■ **Exercise task**
Find the line with "Clone this chart in Chart.js." and the line with "var yTicks = [0, 0.2, 0.4, 0.6, 0.8, 1.0];", then repeat both of them and every line in between exactly. Omit the pictures.

■ **The records**
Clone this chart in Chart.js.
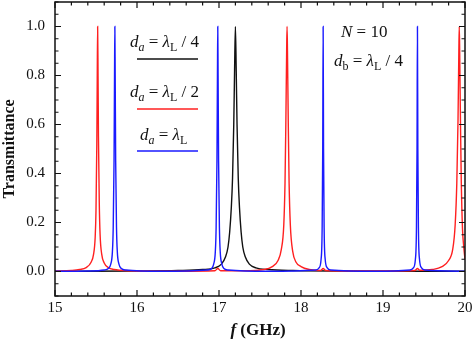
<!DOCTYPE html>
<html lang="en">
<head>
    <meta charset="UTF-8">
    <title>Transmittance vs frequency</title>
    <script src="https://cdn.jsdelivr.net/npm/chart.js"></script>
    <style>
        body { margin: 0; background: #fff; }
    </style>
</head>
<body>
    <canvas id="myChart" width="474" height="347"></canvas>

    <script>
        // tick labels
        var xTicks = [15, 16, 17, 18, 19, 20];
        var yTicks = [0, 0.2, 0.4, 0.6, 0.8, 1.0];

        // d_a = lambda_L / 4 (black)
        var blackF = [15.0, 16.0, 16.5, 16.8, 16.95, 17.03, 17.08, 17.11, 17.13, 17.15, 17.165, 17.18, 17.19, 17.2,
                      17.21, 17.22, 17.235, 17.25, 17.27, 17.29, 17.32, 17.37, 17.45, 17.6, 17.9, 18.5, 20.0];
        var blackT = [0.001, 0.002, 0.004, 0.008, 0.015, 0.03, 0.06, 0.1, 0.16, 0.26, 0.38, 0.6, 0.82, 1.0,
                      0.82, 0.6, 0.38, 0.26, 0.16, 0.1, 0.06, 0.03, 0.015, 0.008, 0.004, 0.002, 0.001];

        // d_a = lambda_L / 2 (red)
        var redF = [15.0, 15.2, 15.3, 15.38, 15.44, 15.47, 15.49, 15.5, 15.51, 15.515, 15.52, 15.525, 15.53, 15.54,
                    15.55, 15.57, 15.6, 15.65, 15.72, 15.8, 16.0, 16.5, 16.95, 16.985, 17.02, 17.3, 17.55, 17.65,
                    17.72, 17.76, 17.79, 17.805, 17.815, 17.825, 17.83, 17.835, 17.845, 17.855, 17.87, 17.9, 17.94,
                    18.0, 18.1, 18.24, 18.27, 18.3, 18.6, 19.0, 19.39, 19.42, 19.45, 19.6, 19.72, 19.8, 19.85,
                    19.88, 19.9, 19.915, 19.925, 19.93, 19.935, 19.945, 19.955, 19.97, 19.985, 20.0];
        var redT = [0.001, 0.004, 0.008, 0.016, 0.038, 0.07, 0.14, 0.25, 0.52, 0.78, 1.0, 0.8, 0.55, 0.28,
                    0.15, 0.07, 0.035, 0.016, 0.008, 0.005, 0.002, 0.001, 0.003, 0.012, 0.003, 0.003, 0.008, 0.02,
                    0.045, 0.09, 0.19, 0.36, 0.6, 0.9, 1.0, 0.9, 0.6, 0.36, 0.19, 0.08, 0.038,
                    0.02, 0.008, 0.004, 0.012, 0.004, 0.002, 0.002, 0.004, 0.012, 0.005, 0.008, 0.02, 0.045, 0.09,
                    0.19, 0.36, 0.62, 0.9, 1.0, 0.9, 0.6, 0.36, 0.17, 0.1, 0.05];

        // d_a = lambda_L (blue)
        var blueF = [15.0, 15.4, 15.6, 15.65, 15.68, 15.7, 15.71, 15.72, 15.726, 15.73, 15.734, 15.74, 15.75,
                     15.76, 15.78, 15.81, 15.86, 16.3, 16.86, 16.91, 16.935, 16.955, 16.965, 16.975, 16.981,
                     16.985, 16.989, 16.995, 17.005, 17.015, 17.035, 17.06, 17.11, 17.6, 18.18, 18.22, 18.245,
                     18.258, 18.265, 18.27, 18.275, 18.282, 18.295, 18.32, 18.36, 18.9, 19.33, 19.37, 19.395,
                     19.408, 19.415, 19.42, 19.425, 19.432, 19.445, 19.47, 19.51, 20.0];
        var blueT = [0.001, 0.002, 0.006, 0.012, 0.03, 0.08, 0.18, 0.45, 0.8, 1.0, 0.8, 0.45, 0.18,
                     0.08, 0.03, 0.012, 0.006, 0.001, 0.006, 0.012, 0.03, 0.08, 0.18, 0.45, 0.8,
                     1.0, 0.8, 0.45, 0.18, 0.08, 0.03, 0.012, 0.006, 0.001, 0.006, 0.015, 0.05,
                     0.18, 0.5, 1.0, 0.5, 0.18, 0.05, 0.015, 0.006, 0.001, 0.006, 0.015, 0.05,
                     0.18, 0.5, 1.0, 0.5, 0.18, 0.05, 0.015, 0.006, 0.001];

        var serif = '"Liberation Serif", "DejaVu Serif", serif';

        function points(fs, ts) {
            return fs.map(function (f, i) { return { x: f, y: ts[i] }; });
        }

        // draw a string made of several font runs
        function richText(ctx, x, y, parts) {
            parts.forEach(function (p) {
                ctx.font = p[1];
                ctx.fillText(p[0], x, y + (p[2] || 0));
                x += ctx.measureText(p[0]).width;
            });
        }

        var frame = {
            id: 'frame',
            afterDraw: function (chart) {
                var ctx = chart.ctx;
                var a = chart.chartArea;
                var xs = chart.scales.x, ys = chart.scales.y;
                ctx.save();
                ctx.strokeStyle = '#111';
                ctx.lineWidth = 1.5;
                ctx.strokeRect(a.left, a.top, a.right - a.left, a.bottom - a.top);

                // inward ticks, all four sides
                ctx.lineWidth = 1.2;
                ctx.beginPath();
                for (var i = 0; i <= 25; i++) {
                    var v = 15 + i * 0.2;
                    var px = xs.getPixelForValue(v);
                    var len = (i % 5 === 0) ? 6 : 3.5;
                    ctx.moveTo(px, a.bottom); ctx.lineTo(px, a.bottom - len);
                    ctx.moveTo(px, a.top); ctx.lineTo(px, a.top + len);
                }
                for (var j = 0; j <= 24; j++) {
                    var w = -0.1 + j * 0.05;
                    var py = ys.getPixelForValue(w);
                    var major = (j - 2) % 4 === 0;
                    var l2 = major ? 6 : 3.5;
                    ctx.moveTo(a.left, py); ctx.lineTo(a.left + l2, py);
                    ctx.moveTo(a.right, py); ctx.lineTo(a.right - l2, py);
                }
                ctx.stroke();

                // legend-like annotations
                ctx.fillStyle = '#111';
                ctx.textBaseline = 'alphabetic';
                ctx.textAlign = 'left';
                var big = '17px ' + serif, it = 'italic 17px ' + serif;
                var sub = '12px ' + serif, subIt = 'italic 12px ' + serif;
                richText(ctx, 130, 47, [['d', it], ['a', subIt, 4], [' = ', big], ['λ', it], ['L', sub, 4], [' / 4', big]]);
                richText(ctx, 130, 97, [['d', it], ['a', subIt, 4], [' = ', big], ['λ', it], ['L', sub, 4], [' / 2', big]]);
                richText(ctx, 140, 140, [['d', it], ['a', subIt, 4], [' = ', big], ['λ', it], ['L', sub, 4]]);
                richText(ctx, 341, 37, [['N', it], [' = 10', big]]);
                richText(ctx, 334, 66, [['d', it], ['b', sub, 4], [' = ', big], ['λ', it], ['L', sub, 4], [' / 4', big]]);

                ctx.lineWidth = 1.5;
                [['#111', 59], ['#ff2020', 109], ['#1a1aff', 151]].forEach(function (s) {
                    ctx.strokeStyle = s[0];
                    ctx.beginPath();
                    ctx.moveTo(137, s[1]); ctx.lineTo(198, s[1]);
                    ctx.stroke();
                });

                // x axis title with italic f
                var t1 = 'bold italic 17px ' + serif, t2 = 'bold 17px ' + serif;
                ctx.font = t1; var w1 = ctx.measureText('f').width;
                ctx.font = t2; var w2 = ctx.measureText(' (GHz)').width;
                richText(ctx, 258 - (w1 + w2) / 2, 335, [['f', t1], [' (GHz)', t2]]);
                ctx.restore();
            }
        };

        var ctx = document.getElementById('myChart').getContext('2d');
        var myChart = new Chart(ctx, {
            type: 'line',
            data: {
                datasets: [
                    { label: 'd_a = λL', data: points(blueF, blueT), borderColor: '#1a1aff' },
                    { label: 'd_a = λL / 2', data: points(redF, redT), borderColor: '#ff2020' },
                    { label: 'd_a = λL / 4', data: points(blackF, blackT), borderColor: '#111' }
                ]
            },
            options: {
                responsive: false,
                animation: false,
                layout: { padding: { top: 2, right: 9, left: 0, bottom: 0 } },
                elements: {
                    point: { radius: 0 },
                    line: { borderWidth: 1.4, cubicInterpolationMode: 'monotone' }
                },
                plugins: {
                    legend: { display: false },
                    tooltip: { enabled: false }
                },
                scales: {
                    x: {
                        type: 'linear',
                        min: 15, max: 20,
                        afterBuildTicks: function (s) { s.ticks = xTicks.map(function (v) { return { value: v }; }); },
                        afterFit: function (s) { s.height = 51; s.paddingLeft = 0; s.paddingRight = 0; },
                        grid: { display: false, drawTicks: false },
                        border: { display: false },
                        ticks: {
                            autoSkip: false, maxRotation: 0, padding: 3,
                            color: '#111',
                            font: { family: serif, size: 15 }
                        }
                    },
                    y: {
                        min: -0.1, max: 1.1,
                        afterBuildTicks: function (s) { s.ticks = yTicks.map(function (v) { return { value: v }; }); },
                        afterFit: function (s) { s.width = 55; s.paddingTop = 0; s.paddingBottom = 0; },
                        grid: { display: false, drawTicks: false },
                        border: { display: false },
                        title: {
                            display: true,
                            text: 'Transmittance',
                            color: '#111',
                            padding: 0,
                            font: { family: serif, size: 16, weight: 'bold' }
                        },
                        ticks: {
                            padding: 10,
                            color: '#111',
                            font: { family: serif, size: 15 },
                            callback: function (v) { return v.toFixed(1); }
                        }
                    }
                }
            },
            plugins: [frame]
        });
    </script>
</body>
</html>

==

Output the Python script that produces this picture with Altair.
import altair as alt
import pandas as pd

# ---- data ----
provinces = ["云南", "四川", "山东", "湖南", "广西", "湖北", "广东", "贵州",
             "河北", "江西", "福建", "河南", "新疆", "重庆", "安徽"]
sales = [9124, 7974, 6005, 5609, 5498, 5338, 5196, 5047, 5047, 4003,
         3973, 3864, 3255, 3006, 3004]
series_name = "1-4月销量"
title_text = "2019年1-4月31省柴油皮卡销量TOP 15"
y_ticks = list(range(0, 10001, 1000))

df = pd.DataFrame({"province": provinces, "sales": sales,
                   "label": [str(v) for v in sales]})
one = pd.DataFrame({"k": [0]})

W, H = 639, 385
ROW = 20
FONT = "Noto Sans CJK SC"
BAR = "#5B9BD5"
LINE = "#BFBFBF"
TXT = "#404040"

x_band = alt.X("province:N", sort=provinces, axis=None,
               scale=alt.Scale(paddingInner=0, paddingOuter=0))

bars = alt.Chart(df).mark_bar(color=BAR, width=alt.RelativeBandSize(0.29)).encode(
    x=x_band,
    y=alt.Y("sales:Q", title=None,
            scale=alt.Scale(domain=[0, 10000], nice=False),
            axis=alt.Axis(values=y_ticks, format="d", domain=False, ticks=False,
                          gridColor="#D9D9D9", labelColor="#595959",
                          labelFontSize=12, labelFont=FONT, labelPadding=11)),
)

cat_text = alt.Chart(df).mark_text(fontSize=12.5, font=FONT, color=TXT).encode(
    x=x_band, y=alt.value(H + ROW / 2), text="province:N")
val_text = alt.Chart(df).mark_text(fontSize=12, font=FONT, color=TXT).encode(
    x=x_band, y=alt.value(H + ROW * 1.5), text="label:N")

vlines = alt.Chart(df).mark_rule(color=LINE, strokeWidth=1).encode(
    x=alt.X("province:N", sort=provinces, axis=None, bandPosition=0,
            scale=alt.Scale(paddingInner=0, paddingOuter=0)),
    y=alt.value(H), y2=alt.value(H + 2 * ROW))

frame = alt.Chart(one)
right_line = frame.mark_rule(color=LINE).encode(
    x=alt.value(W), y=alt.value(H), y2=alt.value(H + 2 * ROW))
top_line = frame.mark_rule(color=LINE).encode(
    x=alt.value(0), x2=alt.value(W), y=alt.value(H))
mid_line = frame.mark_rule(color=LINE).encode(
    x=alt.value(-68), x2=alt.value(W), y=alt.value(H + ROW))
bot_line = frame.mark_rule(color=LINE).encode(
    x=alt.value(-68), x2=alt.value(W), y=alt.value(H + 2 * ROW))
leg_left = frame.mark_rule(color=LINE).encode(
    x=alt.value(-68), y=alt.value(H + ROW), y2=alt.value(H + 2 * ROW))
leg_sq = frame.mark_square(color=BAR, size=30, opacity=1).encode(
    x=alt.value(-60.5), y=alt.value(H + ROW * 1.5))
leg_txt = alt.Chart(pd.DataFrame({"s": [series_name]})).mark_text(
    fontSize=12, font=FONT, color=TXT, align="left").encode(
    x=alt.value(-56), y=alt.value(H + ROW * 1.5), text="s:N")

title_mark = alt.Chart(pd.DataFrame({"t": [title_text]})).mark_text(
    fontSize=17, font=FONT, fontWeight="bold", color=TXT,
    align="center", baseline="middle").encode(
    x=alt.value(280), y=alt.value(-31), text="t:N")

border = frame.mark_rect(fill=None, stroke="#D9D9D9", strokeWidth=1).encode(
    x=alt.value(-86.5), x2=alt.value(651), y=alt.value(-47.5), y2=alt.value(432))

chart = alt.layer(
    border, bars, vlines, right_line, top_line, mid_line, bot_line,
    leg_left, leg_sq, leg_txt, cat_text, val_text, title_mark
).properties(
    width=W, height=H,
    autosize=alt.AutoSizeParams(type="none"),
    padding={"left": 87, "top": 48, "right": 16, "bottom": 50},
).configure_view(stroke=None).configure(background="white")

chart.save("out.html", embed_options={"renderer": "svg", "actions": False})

■ **Solution to this problem**
Clone this chart in Chart.js.
<!DOCTYPE html>
<html lang="en">
<head>
    <meta charset="UTF-8">
    <title>Transmittance vs frequency</title>
    <script src="https://cdn.jsdelivr.net/npm/chart.js"></script>
    <style>
        body { margin: 0; background: #fff; }
    </style>
</head>
<body>
    <canvas id="myChart" width="474" height="347"></canvas>

    <script>
        // tick labels
        var xTicks = [15, 16, 17, 18, 19, 20];
        var yTicks = [0, 0.2, 0.4, 0.6, 0.8, 1.0];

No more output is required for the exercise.